Earth Today | EFJ offers funding support for conservation projects
LOCAL ENVIRONMENTAL entities now have an opportunity to have their projects financed, despite the gruelling realities of the COVID-19 pandemic.
This is thanks to the Environmental Foundation of Jamaica (EFJ), which currently has an open call for proposals, inviting eligible non-governmental organisations (NGOs) to apply for grants under a range of themes. The themes are climate change adaptation, watershed conservation/protected areas management and capacity building.
The expectation is that the grants will provide a lifeline for entities that have been struggling under the weight of the pandemic, particularly with respect of the capacity building offering and especially for those operating in the seven priority sites for the Forest Conservation Fund.
The sites are the Blue and John Crow Mountain; the Cockpit Country Forest Reserve, plus outlying forest reserves; Litchfield Matheson’s Run and Stepheney-John’s Vale forest reserves; the inland portion of the Negril Protected Area, plus the forested area in and around Dolphin Head Mountain; the Portland Bight Protected Area; other forest reserves and Crown lands managed by the Forestry Department; and Sprint Vale and Bogue Forest Reserves plus the upper and lower Black River morasses.

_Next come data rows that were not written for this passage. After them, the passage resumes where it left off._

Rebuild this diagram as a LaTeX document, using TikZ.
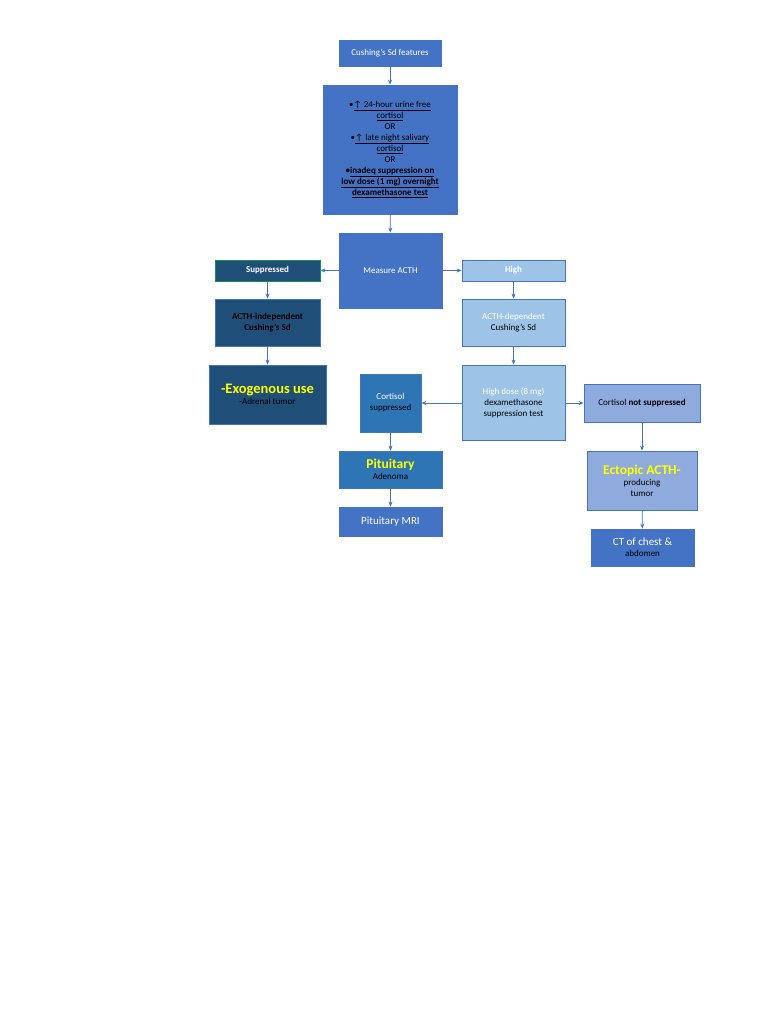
\documentclass[tikz,border=0pt]{standalone}
\usepackage{fontspec}
\setmainfont{Carlito}
\usetikzlibrary{arrows.meta}
\definecolor{mblue}{HTML}{4472C4}
\definecolor{dblue}{HTML}{1F4E79}
\definecolor{lblue}{HTML}{9DC3E6}
\definecolor{sblue}{HTML}{2E75B6}
\definecolor{pblue}{HTML}{8FAADC}
\definecolor{ylw}{HTML}{FFFF00}
\begin{document}
\begin{tikzpicture}[x=1pt,y=-1pt,
  bx/.style={draw=mblue,line width=0.8pt,align=center,inner sep=0pt,font=\fontsize{9}{11}\selectfont},
  arr/.style={draw=mblue,line width=0.8pt,-{Stealth[length=5pt,width=4pt]}}]
\useasboundingbox[fill=white] (0,0) rectangle (768,1024);
\newcommand\bxat[6]{\node[bx,fill=#5,minimum width=#3-#1,minimum height=#4-#2] (#6) at ({(#1+#3)/2},{(#2+#4)/2})}
\bxat{339}{40}{441}{66}{mblue}{cush} {\color{white}Cushing's Sd features};
\bxat{323}{85}{457}{214}{mblue}{crit} {\fontsize{9}{12.6}\selectfont
 •\underline{↑ 24-hour urine free}\\ \underline{cortisol}\\ OR\\
 •\underline{↑ late night salivary}\\ \underline{cortisol}\\ OR\\
 \textbf{•\underline{inadeq suppression on}}\\ \textbf{\underline{low dose (1 mg) overnight}}\\ \textbf{\underline{dexamethasone test}}};
\bxat{339}{233}{442}{308}{mblue}{meas} {\color{white}Measure ACTH};
\node[bx,draw=green!40!dblue,fill=dblue,minimum width=105,minimum height=21] (supp) at (267.5,270.5) {\color{white}\bfseries Suppressed};
\bxat{462}{260}{565}{281}{lblue}{high} {\color{white}\bfseries High};
\bxat{215}{299}{320}{346}{dblue}{indep} {\bfseries ACTH-independent\\ \bfseries Cushing's Sd};
\bxat{209}{365}{326}{424}{dblue}{exo} {\fontsize{14.5}{20}\selectfont\bfseries\color{ylw}-Exogenous use\\ -Adrenal tumor};
\bxat{462}{299}{565}{346}{lblue}{dep} {\color{white}ACTH-dependent\\ Cushing's Sd};
\bxat{462}{365}{565}{440}{lblue}{hd} {\fontsize{9}{13}\selectfont\color{white}High dose (8 mg)\\ dexamethasone\\ suppression test};
\bxat{360}{374}{421}{432}{sblue}{cs} {\fontsize{9}{13}\selectfont\color{white}Cortisol\\ suppressed};
\bxat{584}{384}{700}{422}{pblue}{cns} {Cortisol \textbf{not suppressed}};
\bxat{339}{451}{442}{488}{sblue}{pit} {\fontsize{13.5}{17}\selectfont\bfseries\color{ylw}Pituitary\\ Adenoma};
\bxat{339}{507}{442}{536}{mblue}{mri} {\fontsize{11}{13}\selectfont\color{white}Pituitary MRI};
\bxat{587}{451}{697}{510}{pblue}{ect} {\fontsize{13.5}{17}\selectfont\bfseries\color{ylw}Ectopic ACTH-\\ producing\\ tumor};
\bxat{591}{529}{694}{566}{mblue}{ct} {\fontsize{11}{13.5}\selectfont\color{white}CT of chest \&\\ abdomen};
\draw[arr] (cush) -- (crit);
\draw[arr] (crit) -- (meas);
\draw[arr] (meas.west|-supp) -- (supp);
\draw[arr] (meas.east|-high) -- (high);
\draw[arr] (supp) -- (indep);
\draw[arr] (indep) -- (exo);
\draw[arr] (high) -- (dep);
\draw[arr] (dep) -- (hd);
\draw[arr] (hd.west|-cs) -- (cs);
\draw[arr] (hd.east|-cns) -- (cns);
\draw[arr] (cs) -- (pit);
\draw[arr] (pit) -- (mri);
\draw[arr] (cns.south-|ect) -- (ect);
\draw[arr] (ect) -- (ct);
\end{tikzpicture}
\end{document}
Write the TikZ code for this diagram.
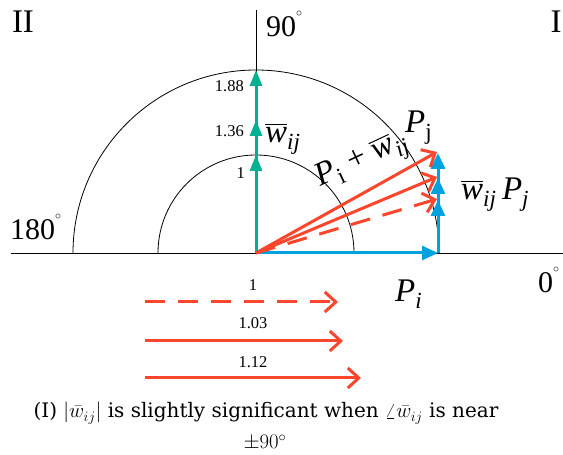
\documentclass[tikz,border=0pt]{standalone}
\usepackage{amsmath}
\usepackage{fontspec}
\setmainfont{Liberation Serif}
\newfontfamily\capfont{DejaVu Serif}
\usetikzlibrary{arrows.meta}
\definecolor{tealc}{RGB}{0,176,146}
\definecolor{bluec}{RGB}{0,162,222}
\definecolor{redc}{RGB}{250,70,45}
\newcommand{\wij}{\ensuremath{\overline{\text{\itshape w}}_{\text{\itshape ij}}}}
\newcommand{\dg}{\raisebox{0.68em}{\fontsize{12}{12}\selectfont$\circ$}}
\tikzset{
  axisline/.style={draw=black, line width=0.8pt},
  tealarrow/.style={draw=tealc, line width=3pt, -{Triangle[length=16pt,width=12pt]}},
  bluearrow/.style={draw=bluec, line width=3pt, -{Triangle[length=16pt,width=14pt]}},
  redarrow/.style={draw=redc, line width=3pt, -{Straight Barb[length=11pt,width=20pt]}},
  reddash/.style={redarrow, dash pattern=on 20pt off 13pt},
  biglab/.style={font=\fontsize{30}{36}\selectfont, inner sep=0pt},
  mathlab/.style={font=\fontsize{33}{40}\selectfont, inner sep=0pt},
  quadlab/.style={font=\fontsize{33}{40}\selectfont, inner sep=0pt},
  numlab/.style={font=\fontsize{16.5}{20}\selectfont, inner sep=0pt},
  caplab/.style={font=\capfont\fontsize{20}{24}\selectfont, inner sep=0pt},
}
\begin{document}
\begin{tikzpicture}[x=1pt,y=1pt]
\useasboundingbox (0,0) rectangle (563,455);
% key points
\coordinate (O) at (256,202);
\coordinate (L) at (11,202);
\coordinate (R) at (563,202);
\coordinate (T) at (256,445);
\coordinate (g1) at (256,300);
\coordinate (g2) at (256,335);
\coordinate (g3) at (256,385);
\coordinate (B) at (438,202);
\coordinate (b1) at (438,255);
\coordinate (b2) at (438,277);
\coordinate (b3) at (438,302);
\coordinate (r1) at (437,256);
\coordinate (r2) at (437,278);
\coordinate (r3) at (437,303);
\coordinate (d1s) at (145,153);
\coordinate (d1e) at (338,153);
\coordinate (d2s) at (145,114);
\coordinate (d2e) at (343,114);
\coordinate (d3s) at (145,77);
\coordinate (d3e) at (361,77);
% axes and circles
\draw[axisline] (L) -- (R);
\draw[axisline] (O) -- (T);
\draw[axisline] ([xshift=-98pt]O) arc[start angle=180, end angle=0, radius=98pt];
\draw[axisline] ([xshift=-183pt]O) arc[start angle=180, end angle=0, radius=183pt];
% teal arrows
\draw[tealarrow] (O) -- (g3);
\draw[tealarrow] (O) -- (g2);
\draw[tealarrow] (O) -- (g1);
% blue arrows
\draw[bluearrow] (O) -- (B);
\draw[bluearrow] (B) -- (b3);
\draw[bluearrow] (B) -- (b2);
\draw[bluearrow] (B) -- (b1);
% red arrows
\draw[reddash] (O) -- (r1);
\draw[redarrow] (O) -- (r2);
\draw[redarrow] (O) -- (r3);
\draw[reddash] (d1s) -- (d1e);
\draw[redarrow] (d2s) -- (d2e);
\draw[redarrow] (d3s) -- (d3e);
% labels
\node[quadlab] (q2) at (23,433) {II};
\node[quadlab] (q1) at (556,433) {I};
\node[biglab, anchor=base west] (a90) at (266,418) {90\dg};
\node[biglab, anchor=base west] (a180) at (10,215) {180\dg};
\node[biglab, anchor=base west] (a0) at (538,162) {0\dg};
\node[numlab, anchor=east] (n188) at (244,369) {1.88};
\node[numlab, anchor=east] (n136) at (244,324) {1.36};
\node[numlab, anchor=east] (n1) at (245,282) {1};
\node[numlab] (m1) at (253,170) {1};
\node[numlab] (m103) at (253,132) {1.03};
\node[numlab] (m112) at (253,93) {1.12};
\node[mathlab, anchor=base west] (wl) at (265,312) {\wij};
\node[mathlab, anchor=base west] (pi) at (395,153) {\textit{P}$_{\text{\itshape i}}$};
\node[mathlab, anchor=base west] (wp) at (461,255) {\wij\,\textit{P}$_{\text{\itshape j}}$};
\node[mathlab, anchor=base west, rotate=25] (sum) at (320,268) {\textit{P}$_{\text{i}}$ + \wij};
\node[mathlab, anchor=base west] (pj) at (405,322) {\textit{P}$_{\text{j}}$};
\node[caplab, anchor=base] (cap1) at (266,37) {(I) $|\bar{w}_{ij}|$ is slightly significant when $\angle\bar{w}_{ij}$ is near};
\node[caplab, anchor=base] (cap2) at (265,6) {$\pm 90^\circ$};
\end{tikzpicture}
\end{document}
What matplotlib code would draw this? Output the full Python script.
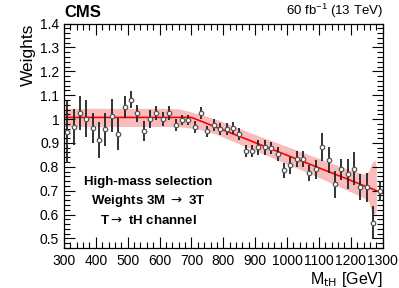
import numpy as np
import matplotlib
matplotlib.use("Agg")
import matplotlib.pyplot as plt
from matplotlib.ticker import MultipleLocator, FormatStrFormatter

plt.rcParams['font.family'] = ['Liberation Sans', 'DejaVu Sans']

# bin centres (GeV) and measured weights
mass = [310, 330, 350, 370, 390, 410, 430, 450, 470, 490,
        510, 530, 550, 570, 590, 610, 630, 650, 670, 690,
        710, 730, 750, 770, 790, 810, 830, 850, 870, 890,
        910, 930, 950, 970, 990, 1010, 1030, 1050, 1070, 1090,
        1110, 1130, 1150, 1170, 1190, 1210, 1230, 1250, 1270, 1290]
weights = [0.947, 0.967, 1.026, 1.001, 0.962, 0.912, 0.957, 1.015, 0.937, 1.050,
           1.081, 1.024, 0.950, 1.001, 1.026, 1.001, 1.026, 0.975, 0.996, 0.996,
           0.967, 1.026, 0.948, 0.975, 0.958, 0.958, 0.964, 0.936, 0.865, 0.865,
           0.881, 0.881, 0.879, 0.854, 0.785, 0.806, 0.833, 0.833, 0.774, 0.789,
           0.884, 0.829, 0.727, 0.789, 0.769, 0.792, 0.716, 0.714, 0.565, 0.698]
errors = [0.130, 0.075, 0.070, 0.078, 0.062, 0.074, 0.070, 0.070, 0.067, 0.045,
          0.036, 0.036, 0.042, 0.038, 0.030, 0.030, 0.028, 0.025, 0.020, 0.020,
          0.025, 0.026, 0.025, 0.025, 0.025, 0.025, 0.025, 0.025, 0.025, 0.025,
          0.030, 0.030, 0.025, 0.030, 0.030, 0.035, 0.035, 0.035, 0.033, 0.040,
          0.058, 0.056, 0.056, 0.045, 0.062, 0.069, 0.056, 0.060, 0.069, 0.043]

# fit: constant then linear
fit_x = [300, 700, 1300]
fit_y = [1.007, 1.007, 0.690]

# fit uncertainty band
band_x = [300, 620, 660, 700, 740, 780, 900, 1000, 1100, 1200, 1240, 1255, 1265, 1275, 1280]
band_hi = [1.045, 1.045, 1.043, 1.030, 1.015, 0.998, 0.935, 0.885, 0.835, 0.785, 0.770, 0.780, 0.813, 0.830, 0.800]
band_lo = [0.969, 0.969, 0.968, 0.962, 0.952, 0.935, 0.868, 0.812, 0.755, 0.695, 0.670, 0.655, 0.615, 0.600, 0.620]

fig = plt.figure(figsize=(3.99, 2.88), dpi=100)
ax = fig.add_axes([0.1604, 0.139, 0.7988, 0.779])

ax.fill_between(band_x, band_lo, band_hi, color='#f9bcbc', lw=0)
ax.plot(fit_x, fit_y, color='red', lw=1.2)
ax.errorbar(mass, weights, yerr=errors, fmt='o', color='black', ecolor='#222222',
            elinewidth=1.3, capsize=0, ms=3.2, mfc='white', mec='#555555', mew=0.9)

ax.set_xlim(300, 1300)
ax.set_ylim(0.46, 1.4)
ax.xaxis.set_major_locator(MultipleLocator(100))
ax.xaxis.set_minor_locator(MultipleLocator(20))
ax.yaxis.set_major_locator(MultipleLocator(0.1))
ax.yaxis.set_minor_locator(MultipleLocator(0.02))
ax.yaxis.set_major_formatter(FormatStrFormatter('%g'))
ax.tick_params(which='both', direction='in', top=True, right=True, labelsize=10, width=0.8)
ax.tick_params(which='major', length=8)
ax.tick_params(which='minor', length=4)
ax.tick_params(axis='x', pad=4)
for s in ax.spines.values():
    s.set_linewidth(0.9)

ax.set_ylabel('Weights', fontsize=12.5, loc='top', labelpad=3)
ax.set_xlabel(r'M$_{\mathrm{tH}}$ [GeV]', fontsize=11.5, loc='right', labelpad=2)

ax.text(0.0, 1.015, 'CMS', transform=ax.transAxes, fontsize=12, fontweight='bold',
        ha='left', va='bottom')
ax.text(1.0, 1.015, r'60 fb$^{\mathdefault{-1}}$ (13 TeV)', transform=ax.transAxes, fontsize=9.5,
        ha='right', va='bottom')

ax.text(0.265, 0.295, 'High-mass selection', transform=ax.transAxes, fontsize=9.5,
        fontweight='bold', ha='center', va='center')
ax.text(0.265, 0.208, r'Weights 3M $\rightarrow$ 3T', transform=ax.transAxes, fontsize=9.5,
        fontweight='bold', ha='center', va='center')
ax.text(0.265, 0.122, r'T$\rightarrow$ tH channel', transform=ax.transAxes, fontsize=9.5,
        fontweight='bold', ha='center', va='center')

fig.savefig('out.png', dpi=100)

“Providing a pool of funds to address the capacity issues of entities operating in the priority sites, especially given the impact of the pandemic, is one way the EFJ is helping with the challenges being faced,” said Chief Executive Officer Barrington Lewis.
“Specifically, a maximum of $8 million will be made available, per grant, under this focal area and it can be used, for example, in the procurement of fixed assets that will further enhance the work of these groups,” he added.
Funding sources dry up
The COVID-19 pandemic has wreaked havoc on a number of environmental NGOs, as funding sources dry up with the reprioritisation of support towards the COVID-19 response and the imposition of physical distancing restrictions and curfews.
“We recognise those challenges and we have been working with implementing organisations with a dynamic set of processes to not only have the projects timely and successfully implemented, but also effectively monitored and evaluated,” Lewis noted.
Since 2016, the EFJ has been one of the largest funders of local NGOs, awarding, for example, US$5.9 million to 143 grants under two phases of the Special Climate Change Adaptation Fund (SCCAF). The SCCAF was funded by the Inter-American Development Bank through the then Ministry of Economic Growth and Job Creation. Most recently, 46 projects received J$240 million through the European Union/Forestry Department gender-sensitive Alternative Livelihoods Call.
While not putting a figure on the value for this year’s call for proposal, the EFJ boss said they are interested in receiving good-quality proposals.
“For climate change adaptation, the EFJ is seeking projects that will be implemented in a very short time frame and grants will have a maximum award of $5 million. Areas that can be addressed include climate-smart agro-businesses, climate-resilient cropping systems, such as greenhouse and aquaponics; and water management, inclusive of water catchment and conservation measures,” Lewis explained.
The third theme has a sub-focus on natural disaster risk reduction, reforestation and alternative livelihoods.